OK, this is different -- support for gay rights is only going to increase as a younger generation takes the place of older, more gay-hostile voters. Well, OK. But we seem to have been trending that way on race recently -- we did, after all, elect an African-American president, and he got a lot of white votes -- but the right has found ways to continue making fear of non-Caucasians an issue. When direct language doesn't work, there's always code.
If Republicans can't alter public opinion on this issue, I think they'll at least keep it in reserve, and not only use it to fire up the angriest throwbacks in the base, but also deploy it at opportune moments. Imagine if a scandal like Abu Ghraib or Tailhook broke out under a Democratic president. The latter was largely about (non-consensual) sex, though not gay sex; the former, at least in the opinion of pundits ranging from Charles Colson to Susan Sontag, happened because we live in a society with a lot of porn available.
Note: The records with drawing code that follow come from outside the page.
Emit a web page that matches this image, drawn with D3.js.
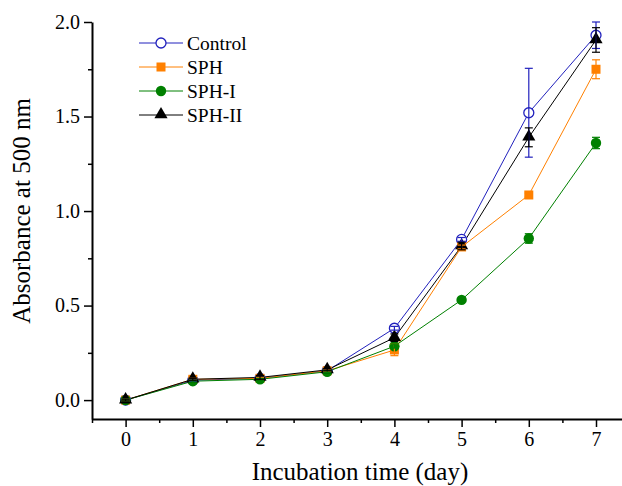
<!DOCTYPE html>
<html>
<head>
<meta charset="utf-8">
<script src="https://cdn.jsdelivr.net/npm/d3@7"></script>
<style>
  body { margin: 0; background: #fff; }
  svg text { font-family: "Liberation Serif", "Times New Roman", serif; fill: #000; }
</style>
</head>
<body>
<div id="chart"></div>
<script>
// data
var days = [0, 1, 2, 3, 4, 5, 6, 7];
var seriesNames = ["Control", "SPH", "SPH-I", "SPH-II"];
var controlValues = [0.0, 0.105, 0.115, 0.155, 0.38, 0.85, 1.52, 1.93];
var controlErr = [0.005, 0.005, 0.005, 0.005, 0.01, 0.01, 0.235, 0.07];
var sphValues = [0.0, 0.11, 0.115, 0.155, 0.265, 0.81, 1.085, 1.75];
var sphErr = [0.005, 0.005, 0.005, 0.005, 0.03, 0.01, 0.01, 0.05];
var sph1Values = [0.0, 0.10, 0.11, 0.15, 0.285, 0.53, 0.855, 1.36];
var sph1Err = [0.005, 0.005, 0.005, 0.005, 0.01, 0.01, 0.025, 0.03];
var sph2Values = [0.0, 0.11, 0.12, 0.16, 0.33, 0.815, 1.39, 1.905];
var sph2Err = [0.005, 0.005, 0.01, 0.005, 0.02, 0.02, 0.05, 0.065];
var xTicks = [0, 1, 2, 3, 4, 5, 6, 7];
var yTicks = [0.0, 0.5, 1.0, 1.5, 2.0];

var colors = ["#2121bd", "#ff8000", "#008000", "#000000"];
var symbols = ["opencircle", "square", "circle", "triangle"];
var allValues = [controlValues, sphValues, sph1Values, sph2Values];
var allErr = [controlErr, sphErr, sph1Err, sph2Err];

var width = 622, height = 486;
var plotLeft = 92, plotTop = 22, plotBottom = 419;

var x = d3.scaleLinear()
    .domain([-0.5, 7.5])
    .range([plotLeft, plotLeft + 8 * 67.2]);
var y = d3.scaleLinear()
    .domain([-0.1, 2.0])
    .range([plotBottom, plotTop]);

var svg = d3.select("#chart").append("svg")
    .attr("width", width)
    .attr("height", height);

// axes
svg.append("g")
    .attr("transform", "translate(0," + plotBottom + ")")
    .call(d3.axisBottom(x).tickValues(xTicks).tickFormat(d3.format("d")).tickSize(8).tickSizeOuter(0).tickPadding(5));
svg.append("g")
    .attr("transform", "translate(" + plotLeft + ",0)")
    .call(d3.axisLeft(y).tickValues(yTicks).tickFormat(d3.format(".1f")).tickSize(8).tickSizeOuter(0).tickPadding(4));

// minor ticks
svg.append("g")
    .attr("transform", "translate(0," + plotBottom + ")")
    .call(d3.axisBottom(x).tickValues([-0.5, 0.5, 1.5, 2.5, 3.5, 4.5, 5.5, 6.5, 7.5]).tickFormat("").tickSize(4).tickSizeOuter(0))
    .select(".domain").remove();
svg.append("g")
    .attr("transform", "translate(" + plotLeft + ",0)")
    .call(d3.axisLeft(y).tickValues([0.25, 0.75, 1.25, 1.75]).tickFormat("").tickSize(4).tickSizeOuter(0))
    .select(".domain").remove();

svg.selectAll(".domain").style("stroke", "#000").style("stroke-width", 2);
svg.selectAll(".tick line").style("stroke", "#000").style("stroke-width", 1.5);
svg.selectAll(".tick text").style("font-size", "20px").style("font-family", "Liberation Serif");

// axis titles
svg.append("text")
    .attr("x", 360)
    .attr("y", 480)
    .style("text-anchor", "middle")
    .style("font-size", "25px")
    .text("Incubation time (day)");
svg.append("text")
    .attr("transform", "translate(30,211) rotate(-90)")
    .style("text-anchor", "middle")
    .style("font-size", "25px")
    .text("Absorbance at 500 nm");

function drawMarker(g, kind, color, cx, cy) {
  if (kind == "opencircle") {
    g.append("circle").attr("cx", cx).attr("cy", cy).attr("r", 5)
      .style("fill", "#fff").style("stroke", color).style("stroke-width", 1.3);
  } else if (kind == "circle") {
    g.append("circle").attr("cx", cx).attr("cy", cy).attr("r", 5.2)
      .style("fill", color);
  } else if (kind == "square") {
    g.append("rect").attr("x", cx - 4.5).attr("y", cy - 4.5).attr("width", 9).attr("height", 9)
      .style("fill", color);
  } else {
    g.append("path").attr("d", d3.symbol().type(d3.symbolTriangle).size(75)())
      .attr("transform", "translate(" + cx + "," + (cy - 0.5) + ")")
      .style("fill", color);
  }
}

var line = d3.line()
    .x(function(d, i) { return x(days[i]); })
    .y(function(d) { return y(d); });

// lines first
allValues.forEach(function(vals, s) {
  svg.append("path")
    .datum(vals)
    .attr("d", line)
    .style("fill", "none")
    .style("stroke", colors[s])
    .style("stroke-width", 1);
});

// markers
allValues.forEach(function(vals, s) {
  var g = svg.append("g");
  vals.forEach(function(v, i) {
    drawMarker(g, symbols[s], colors[s], x(days[i]), y(v));
  });
});

// error bars
allValues.forEach(function(vals, s) {
  var g = svg.append("g").style("stroke", colors[s]).style("stroke-width", 1.2);
  vals.forEach(function(v, i) {
    var e = allErr[s][i];
    var cx = x(days[i]);
    g.append("line").attr("x1", cx).attr("x2", cx).attr("y1", y(v - e)).attr("y2", y(v + e));
    g.append("line").attr("x1", cx - 4).attr("x2", cx + 4).attr("y1", y(v - e)).attr("y2", y(v - e));
    g.append("line").attr("x1", cx - 4).attr("x2", cx + 4).attr("y1", y(v + e)).attr("y2", y(v + e));
  });
});

// legend
var legend = svg.append("g");
seriesNames.forEach(function(name, i) {
  var ly = 43 + i * 24;
  legend.append("line")
    .attr("x1", 139).attr("x2", 183).attr("y1", ly).attr("y2", ly)
    .style("stroke", colors[i]).style("stroke-width", 1);
  drawMarker(legend, symbols[i], colors[i], 161, ly);
  legend.append("text")
    .attr("x", 187).attr("y", ly + 7)
    .style("font-size", "19.5px")
    .text(name);
});
</script>
</body>
</html>
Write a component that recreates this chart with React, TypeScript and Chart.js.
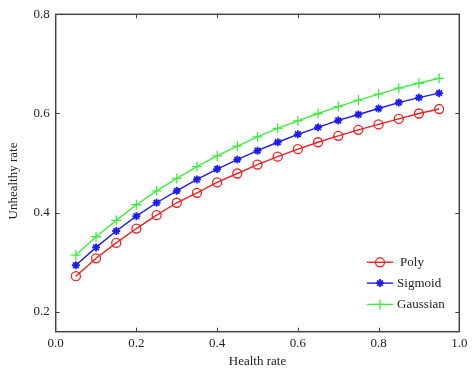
import React, { useEffect, useRef } from 'react';
import { Chart, registerables } from 'chart.js';
import { drawPoint } from 'chart.js/helpers';

Chart.register(...registerables);

const healthRate = [0.05, 0.1, 0.15, 0.2, 0.25, 0.3, 0.35, 0.4, 0.45, 0.5, 0.55, 0.6, 0.65, 0.7, 0.75, 0.8, 0.85, 0.9, 0.95];
const poly = [0.272, 0.308, 0.339, 0.368, 0.395, 0.42, 0.44, 0.461, 0.479, 0.497, 0.513, 0.528, 0.542, 0.555, 0.567, 0.578, 0.589, 0.6, 0.609];
const sigmoid = [0.294, 0.33, 0.363, 0.393, 0.42, 0.444, 0.467, 0.488, 0.507, 0.525, 0.542, 0.558, 0.572, 0.586, 0.598, 0.61, 0.622, 0.632, 0.641];
const gaussian = [0.3145, 0.3515, 0.3845, 0.416, 0.444, 0.469, 0.493, 0.5145, 0.534, 0.553, 0.57, 0.585, 0.6, 0.614, 0.627, 0.639, 0.651, 0.661, 0.671];
const seriesNames = ['Poly', 'Sigmoid', 'Gaussian'];
const xTicks = [0, 0.2, 0.4, 0.6, 0.8, 1.0];
const yTicks = [0.2, 0.4, 0.6, 0.8];
const xTitle = 'Health rate';
const yTitle = 'Unhealthy rate';

const FONT = "'Liberation Serif', 'Times New Roman', serif";
const TEXT = '#222';
const FRAME = '#444';

const framePlugin = {
  id: 'frameTicks',
  afterDraw(chart: any) {
    const { ctx, chartArea } = chart;
    const { left, right, top, bottom } = chartArea;
    const xs = chart.scales.x;
    const ys = chart.scales.y;
    const tl = 4;
    ctx.save();
    ctx.strokeStyle = FRAME;
    ctx.lineWidth = 1.5;
    ctx.strokeRect(left, top, right - left, bottom - top);
    ctx.lineWidth = 1;
    ctx.beginPath();
    xTicks.forEach((v) => {
      const px = Math.round(xs.getPixelForValue(v)) + 0.5;
      if (px <= left + 1 || px >= right - 1) return;
      ctx.moveTo(px, bottom);
      ctx.lineTo(px, bottom - tl);
      ctx.moveTo(px, top);
      ctx.lineTo(px, top + tl);
    });
    yTicks.forEach((v) => {
      const py = Math.round(ys.getPixelForValue(v)) + 0.5;
      if (py <= top + 1 || py >= bottom - 1) return;
      ctx.moveTo(left, py);
      ctx.lineTo(left + tl, py);
      ctx.moveTo(right, py);
      ctx.lineTo(right - tl, py);
    });
    ctx.stroke();

    // y axis title, rotated
    ctx.save();
    ctx.translate(14, (top + bottom) / 2 + 8);
    ctx.rotate(-Math.PI / 2);
    ctx.fillStyle = TEXT;
    ctx.font = `13px ${FONT}`;
    ctx.textAlign = 'center';
    ctx.textBaseline = 'middle';
    ctx.fillText(yTitle, 0, 0);
    ctx.restore();

    // legend inside plot, lower right
    const lx0 = xs.getPixelForValue(0.771);
    const lx1 = xs.getPixelForValue(0.836);
    const rowYs = [0.3, 0.258, 0.215].map((v) => ys.getPixelForValue(v));
    chart.data.datasets.forEach((ds: any, i: number) => {
      const y = rowYs[i];
      ctx.strokeStyle = ds.borderColor;
      ctx.lineWidth = ds.borderWidth;
      ctx.beginPath();
      ctx.moveTo(lx0, y);
      ctx.lineTo(lx1, y);
      ctx.stroke();
      ctx.strokeStyle = ds.pointBorderColor;
      ctx.fillStyle = ds.pointBackgroundColor;
      ctx.lineWidth = ds.pointBorderWidth;
      drawPoint(ctx, { pointStyle: ds.pointStyle, radius: ds.pointRadius, rotation: 0, borderWidth: ds.pointBorderWidth }, (lx0 + lx1) / 2, y);
      ctx.fillStyle = TEXT;
      ctx.font = `13px ${FONT}`;
      ctx.textAlign = 'left';
      ctx.textBaseline = 'middle';
      ctx.fillText(ds.label, lx1 + (i === 0 ? 7 : 4), y);
    });
    ctx.restore();
  },
};

export default function App() {
  const ref = useRef<HTMLCanvasElement | null>(null);
  useEffect(() => {
    document.body.style.margin = '0';
    if (!ref.current) return;
    const mk = (label: string, data: number[], color: string, style: string, r: number, bw: number) => ({
      label,
      data: data.map((y, i) => ({ x: healthRate[i], y })),
      borderColor: color,
      backgroundColor: color,
      borderWidth: 1.4,
      pointStyle: style,
      pointRadius: r,
      pointBorderColor: color,
      pointBackgroundColor: style === 'circle' ? 'rgba(255,255,255,0)' : color,
      pointBorderWidth: bw,
      tension: 0,
    });
    const chart = new Chart(ref.current, {
      type: 'line',
      data: {
        datasets: [
          mk(seriesNames[0], poly, '#ee2020', 'circle', 4.5, 1.3),
          mk(seriesNames[1], sigmoid, '#1c1cf0', 'star', 4, 1.8),
          mk(seriesNames[2], gaussian, '#40ec40', 'cross', 5, 1.3),
        ],
      },
      options: {
        animation: false,
        responsive: true,
        maintainAspectRatio: false,
        layout: { padding: { left: 0, top: 14.3, right: 14.7, bottom: 0 } },
        plugins: { legend: { display: false }, tooltip: { enabled: false } },
        scales: {
          x: {
            type: 'linear',
            min: 0,
            max: 1,
            grid: { display: false, drawTicks: false },
            border: { display: false },
            afterBuildTicks: (s: any) => { s.ticks = xTicks.map((v) => ({ value: v })); },
            afterFit: (s: any) => { s.height = 47.3; },
            ticks: {
              padding: 4,
              color: TEXT,
              font: { family: FONT, size: 13 },
              callback: (v: any) => Number(v).toFixed(1),
              maxRotation: 0,
            },
            title: { display: true, text: xTitle, color: TEXT, font: { family: FONT, size: 13 }, padding: { top: 0, bottom: 10 } },
          },
          y: {
            type: 'linear',
            min: 0.16,
            max: 0.8,
            grid: { display: false, drawTicks: false },
            border: { display: false },
            afterBuildTicks: (s: any) => { s.ticks = yTicks.map((v) => ({ value: v })); },
            afterFit: (s: any) => { s.width = 55.7; },
            ticks: {
              padding: 6,
              color: TEXT,
              font: { family: FONT, size: 13 },
              callback: (v: any) => Number(v).toFixed(1),
            },
            title: { display: false },
          },
        },
      },
      plugins: [framePlugin],
    } as any);
    return () => chart.destroy();
  }, []);
  return (
    <div style={{ width: 474, height: 379, position: 'relative', background: '#fff' }}>
      <canvas ref={ref} />
    </div>
  );
}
If a Democratic administration were the ultimate target, right-wingers would have blamed either of these on a "culture of permissiveness" that includes allowing gays to serve openly. I guarantee they'll find an opportunity in the future to play just that card.
So it's no surprise to me that Pawlenty said what he said, or that Joe "You Lie!" Wilson, the new head of the House Armed Services Committee's military personnel panel, also wants to repeal DADT. This really could become a litmus test for Republicans in the presidential race. Republicans will find some way to use it. They won't let it rest.